Валерий Фокин отставил от текста Гоголя всего несколько фраз, его "Шинель" - это почти пантомима, спектакль на две трети состоит из междометий.
Даже те немногие монологи, которые произносит Марина Неелова, растянуты, разложены фонетически, превращены в бурчание, невнятную сбивчивую речь про себя, в диктовку себе под нос. "М-и-л-о-сти-вый го-су-да-а-арь", - тянет Башмачкин, скрипит перо, сыпется снег, "жж-ж-ж" тарахтит швейная машинка. Тот, кто вертит эту адскую машинерию, велик и огромен, зрителям, как и Башмачкину, видна лишь его грозная пятка, монотонно жмущая на швейную педаль и слышен безжалостный приговор: "Старую шинель поправить никак невозможно, надо шить новую".

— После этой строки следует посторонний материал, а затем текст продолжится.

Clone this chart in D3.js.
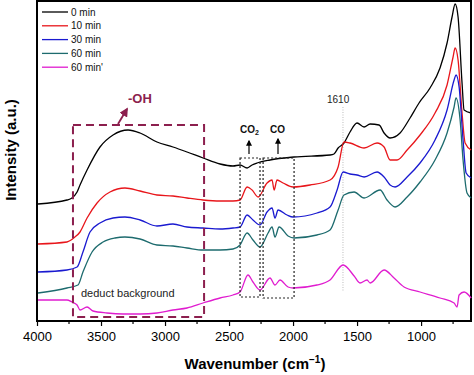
<!DOCTYPE html>
<html>
<head>
<meta charset="utf-8">
<script src="https://cdn.jsdelivr.net/npm/d3@7"></script>
<style>
  body { margin: 0; background: #fff; }
  svg { font-family: Arial, "Liberation Sans", sans-serif; }
</style>
</head>
<body>
<div id="container"></div>
<script>
/* CONSTANTS AND GLOBALS */
const width = 474,
  height = 375,
  margin = {top: 1, bottom: 54, left: 37, right: 3};

// spectra: wavenumber (cm-1) and intensity (a.u.)
const wn0 = [3992,3766,3727,3687,3664,3609,3508,3406,3289,3195,3063,2938,2828,2703,2570,2469,2414,2359,2320,2281,2180,1992,1711,1680,1648,1602,1555,1500,1445,1398,1328,1289,1242,1164,1086,1016,930,852,797,758,734,711,680,664,609];
const int0 = [1.17,1.21,1.23,1.29,1.36,1.51,1.74,1.86,1.91,1.88,1.79,1.74,1.69,1.63,1.57,1.55,1.56,1.53,1.56,1.58,1.61,1.64,1.66,1.67,1.73,1.78,1.89,1.98,1.94,1.97,1.96,1.88,1.83,1.88,2.03,2.18,2.33,2.53,2.78,3.04,3.17,3.04,2.38,2.11,2.08];

const wn10 = [3992,3766,3703,3664,3609,3531,3430,3313,3195,3063,2938,2828,2703,2570,2469,2414,2359,2320,2273,2203,2164,2148,2125,2078,2000,1867,1711,1648,1602,1555,1445,1344,1289,1242,1188,1109,1008,891,797,750,734,711,680,656,609];
const int10 = [0.77,0.79,0.84,0.89,1.03,1.18,1.29,1.33,1.30,1.26,1.25,1.23,1.21,1.20,1.20,1.21,1.34,1.31,1.24,1.38,1.41,1.31,1.41,1.38,1.34,1.36,1.41,1.54,1.79,1.78,1.73,1.78,1.74,1.61,1.61,1.71,1.86,2.08,2.36,2.64,2.73,2.61,2.08,1.78,1.71];

const wn30 = [3992,3766,3687,3641,3586,3508,3406,3313,3195,3063,2938,2828,2703,2570,2469,2414,2359,2313,2258,2203,2164,2141,2117,2047,2000,1813,1711,1656,1609,1555,1500,1445,1344,1289,1242,1203,1109,1008,891,797,742,727,703,672,648,609];
const int30 = [0.49,0.51,0.54,0.69,0.89,0.98,1.03,1.04,1.01,0.95,0.97,0.94,0.93,0.92,0.93,0.94,1.06,1.01,0.96,1.09,1.13,1.03,1.11,1.06,1.04,1.08,1.14,1.31,1.49,1.47,1.46,1.44,1.49,1.44,1.36,1.34,1.44,1.58,1.81,2.11,2.41,2.46,2.34,1.81,1.48,1.43];

const wn60 = [3992,3766,3680,3641,3570,3484,3391,3313,3195,3063,2938,2828,2703,2570,2469,2414,2359,2313,2258,2195,2164,2141,2109,2039,1992,1813,1711,1648,1602,1523,1445,1320,1266,1203,1109,1008,891,797,742,727,695,672,641,609];
const int60 = [0.28,0.33,0.36,0.49,0.69,0.79,0.83,0.84,0.82,0.76,0.75,0.73,0.71,0.71,0.72,0.76,0.88,0.81,0.74,0.88,0.94,0.84,0.94,0.85,0.83,0.86,0.91,1.11,1.26,1.29,1.23,1.31,1.21,1.14,1.24,1.39,1.61,1.88,2.14,2.23,2.01,1.61,1.28,1.23];

const wn60b = [3992,3766,3727,3687,3664,3609,3563,3453,3328,3195,3063,2938,2828,2703,2570,2469,2414,2352,2313,2258,2180,2141,2102,2039,2000,1813,1711,1609,1523,1477,1422,1398,1289,1211,1133,1008,852,742,719,703,664,609];
const int60b = [0.21,0.21,0.19,0.16,0.11,0.14,0.10,0.08,0.07,0.07,0.08,0.11,0.13,0.18,0.23,0.26,0.29,0.46,0.39,0.31,0.43,0.36,0.41,0.34,0.33,0.36,0.41,0.56,0.45,0.38,0.41,0.38,0.51,0.43,0.34,0.29,0.23,0.18,0.14,0.26,0.29,0.23];

const seriesNames = ["0 min", "10 min", "30 min", "60 min", "60 min'"];
const seriesColors = ["#000000", "#e8161b", "#1a1ad0", "#1d6b6e", "#e01ccf"];
const seriesWn = [wn0, wn10, wn30, wn60, wn60b];
const seriesInt = [int0, int10, int30, int60, int60b];

const xTicks = [4000, 3500, 3000, 2500, 2000, 1500, 1000];
const xMinorTicks = [3750, 3250, 2750, 2250, 1750, 1250, 750];

// annotation boxes: [wn left, wn right, intensity top, intensity bottom]
const ohBox = [3719, 2695, 1.96, 0.04];
const co2Box = [2414, 2258, 1.63, 0.24];
const coBox = [2234, 1992, 1.63, 0.23];
const peakLine = 1610;

/* SCALES */
const xScale = d3.scaleLinear()
  .domain([4000, 610])
  .range([margin.left, width - margin.right]);

const yScale = d3.scaleLinear()
  .domain([0, 3.2])
  .range([height - margin.bottom, margin.top]);

const svg = d3.select("#container")
  .append("svg")
  .attr("width", width)
  .attr("height", height);

/* AXES */
const xAxis = d3.axisBottom(xScale)
  .tickValues(xTicks)
  .tickSize(5)
  .tickPadding(6)
  .tickFormat(d3.format("d"));

const xAxisGroup = svg.append("g")
  .attr("transform", `translate(0, ${height - margin.bottom})`)
  .call(xAxis);
xAxisGroup.select(".domain").remove();
xAxisGroup.selectAll("line").attr("stroke", "#000").attr("stroke-width", 1.2);
xAxisGroup.selectAll("text")
  .attr("font-size", 13)
  .attr("fill", "#000")
  .attr("font-family", "Arial, 'Liberation Sans', sans-serif");

svg.append("g")
  .selectAll("line")
  .data(xMinorTicks)
  .join("line")
  .attr("x1", d => xScale(d))
  .attr("x2", d => xScale(d))
  .attr("y1", height - margin.bottom)
  .attr("y2", height - margin.bottom + 3)
  .attr("stroke", "#000")
  .attr("stroke-width", 1.2);

// frame
svg.append("rect")
  .attr("x", margin.left)
  .attr("y", margin.top)
  .attr("width", width - margin.left - margin.right)
  .attr("height", height - margin.top - margin.bottom)
  .attr("fill", "none")
  .attr("stroke", "#000")
  .attr("stroke-width", 2);

/* ANNOTATIONS (under the lines) */
svg.append("line")
  .attr("x1", xScale(peakLine)).attr("x2", xScale(peakLine))
  .attr("y1", yScale(2.14)).attr("y2", yScale(0.30))
  .attr("stroke", "#aaa")
  .attr("stroke-width", 0.8)
  .attr("stroke-dasharray", "1,1.5");

function box(b, color, dash, sw) {
  svg.append("rect")
    .attr("x", xScale(b[0]))
    .attr("y", yScale(b[2]))
    .attr("width", xScale(b[1]) - xScale(b[0]))
    .attr("height", yScale(b[3]) - yScale(b[2]))
    .attr("fill", "none")
    .attr("stroke", color)
    .attr("stroke-width", sw)
    .attr("stroke-dasharray", dash);
}

/* SPECTRA */
const line = d3.line()
  .x(d => xScale(d[0]))
  .y(d => yScale(d[1]))
  .curve(d3.curveMonotoneX);

seriesNames.forEach((name, i) => {
  const pts = seriesWn[i].map((w, j) => [w, seriesInt[i][j]]);
  svg.append("path")
    .datum(pts)
    .attr("fill", "none")
    .attr("stroke", seriesColors[i])
    .attr("stroke-width", 1.3)
    .attr("d", line);
});

box(ohBox, "#8c1f4e", "8,5", 2);
box(co2Box, "#222", "2,2", 1.2);
box(coBox, "#222", "2,2", 1.2);

// -OH label and arrow
const maroon = "#8c1f4e";
svg.append("defs").html(
  `<marker id="ah" viewBox="0 0 10 10" refX="8" refY="5" markerWidth="5" markerHeight="5" orient="auto">
     <path d="M0,0 L10,5 L0,10 z" fill="${maroon}"/></marker>
   <marker id="ahk" viewBox="0 0 10 10" refX="8" refY="5" markerWidth="5" markerHeight="5" orient="auto">
     <path d="M0,0 L10,5 L0,10 z" fill="#000"/></marker>`);

svg.append("line")
  .attr("x1", 118).attr("y1", 124)
  .attr("x2", 127).attr("y2", 109)
  .attr("stroke", maroon)
  .attr("stroke-width", 1.8)
  .attr("marker-end", "url(#ah)");

svg.append("text")
  .attr("x", 128).attr("y", 103)
  .attr("font-size", 13)
  .attr("font-weight", "bold")
  .attr("fill", maroon)
  .text("-OH");

svg.append("text")
  .attr("x", 81).attr("y", 297)
  .attr("font-size", 11)
  .attr("fill", "#222")
  .text("deduct background");

// CO2 / CO labels
const co2Text = svg.append("text")
  .attr("x", 240).attr("y", 133)
  .attr("font-size", 10)
  .attr("font-weight", "bold")
  .attr("fill", "#111");
co2Text.append("tspan").text("CO");
co2Text.append("tspan").attr("font-size", 7).attr("dy", 2).text("2");

svg.append("text")
  .attr("x", 270).attr("y", 133)
  .attr("font-size", 10)
  .attr("font-weight", "bold")
  .attr("fill", "#111")
  .text("CO");

[[249, 154, 141], [278, 154, 139]].forEach(a => {
  svg.append("line")
    .attr("x1", a[0]).attr("x2", a[0])
    .attr("y1", a[1]).attr("y2", a[2])
    .attr("stroke", "#000")
    .attr("stroke-width", 1.2)
    .attr("marker-end", "url(#ahk)");
});

svg.append("text")
  .attr("x", xScale(peakLine) - 16).attr("y", 103)
  .attr("font-size", 10)
  .attr("fill", "#222")
  .text("1610");

/* LEGEND */
const legend = svg.append("g").attr("transform", "translate(42, 12)");
seriesNames.forEach((name, i) => {
  const g = legend.append("g").attr("transform", `translate(0, ${i * 13.8})`);
  g.append("line")
    .attr("x1", 0).attr("x2", 26)
    .attr("stroke", seriesColors[i])
    .attr("stroke-width", 1.3);
  g.append("text")
    .attr("x", 29).attr("y", 3.5)
    .attr("font-size", 10)
    .attr("fill", "#111")
    .text(name);
});

/* AXIS TITLES */
const xTitle = svg.append("text")
  .attr("x", 255).attr("y", 369)
  .attr("text-anchor", "middle")
  .attr("font-size", 15)
  .attr("font-weight", "bold")
  .attr("fill", "#000");
xTitle.append("tspan").text("Wavenumber (cm");
xTitle.append("tspan").attr("font-size", 10).attr("dy", -6).text("\u22121");
xTitle.append("tspan").attr("dy", 6).text(")");

svg.append("text")
  .attr("transform", "translate(16, 150) rotate(-90)")
  .attr("text-anchor", "middle")
  .attr("font-size", 15)
  .attr("font-weight", "bold")
  .attr("fill", "#000")
  .text("Intensity (a.u.)");
</script>
</body>
</html>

Фокин использовал самые оригинальные возможности "Другой" сцены - у него в спектакле играют тени. Теневой мир "Шинели" - творение рук Ильи Эпельбаума - лучшего в Москве специалиста по зазеркалью.
Впервые в таком масштабе тени вышли на драматическую сцену, и надо сказать, никакая компьютерная графика не сравнится с ними в выразительности.
Тени в "Шинели" играют потрясающе. Спроецированная на задник сцены швейная машинка сначала кажется колесом кареты, потом перспективой петербургских улиц и, только потом тем, чем является на самом деле. А уж пятку всесильного портного и педаль сразу стоит признать маленькими постановочными шедеврами.
Еще один персонаж Фокина - новая шинель. Фокин ее одушевил. У Гоголя есть нос, разгуливающий по Невскому, у Фокина эти фантасмагорические способности переданы шинели. Как сделан трюк, можно только догадываться, но фокинская шинель по всем законам психологического реализма степенно ступает по сцене, являясь Башмачкину в мечтах, бегает, зябнув на холоде, а на последней примерке нежно принимает его в свои объятья, падает ниц, чтобы прийтись ему, маленькому, впору, обнимает рукавами, нежничает воротом.
Лав-стори, да и только.
Сердце сжимается, когда шинель, долгожданную, горячо любимую, уже подарившую некоторые надежды на долгое совместное счастье, у приосанившегося, расплывающегося от радости Башмачкина отбирают бойкие подвыпившие тени. Сердце сжимается и еще через несколько мгновений. Когда Марина Неелова играет смерть. Башмачкин умирает не сразу, он делает попытку спасти любимицу, идет к "милостивому государю" с прошением, но тут его тягучее, запинающееся на каждой гласной красноречие - результат долголетних диктовок - подводит. Начальство хлопает дверью. И вот тут наступает конец - долгий тонкий птичий вскрик и рука, утопающая в груде ветоши, той самой, что осталась от старой шинели.
Аплодировать после всего этого как-то даже совестно.
Хотя отточенный до последнего растрепанного волоска фантастический реализм Фокина и Нееловой заслуживает самых восторженных оваций. Если такого уровня предполагаются эксперименты на "Другой" сцене "Современника", то она, очевидно, заслуживает пристального внимания.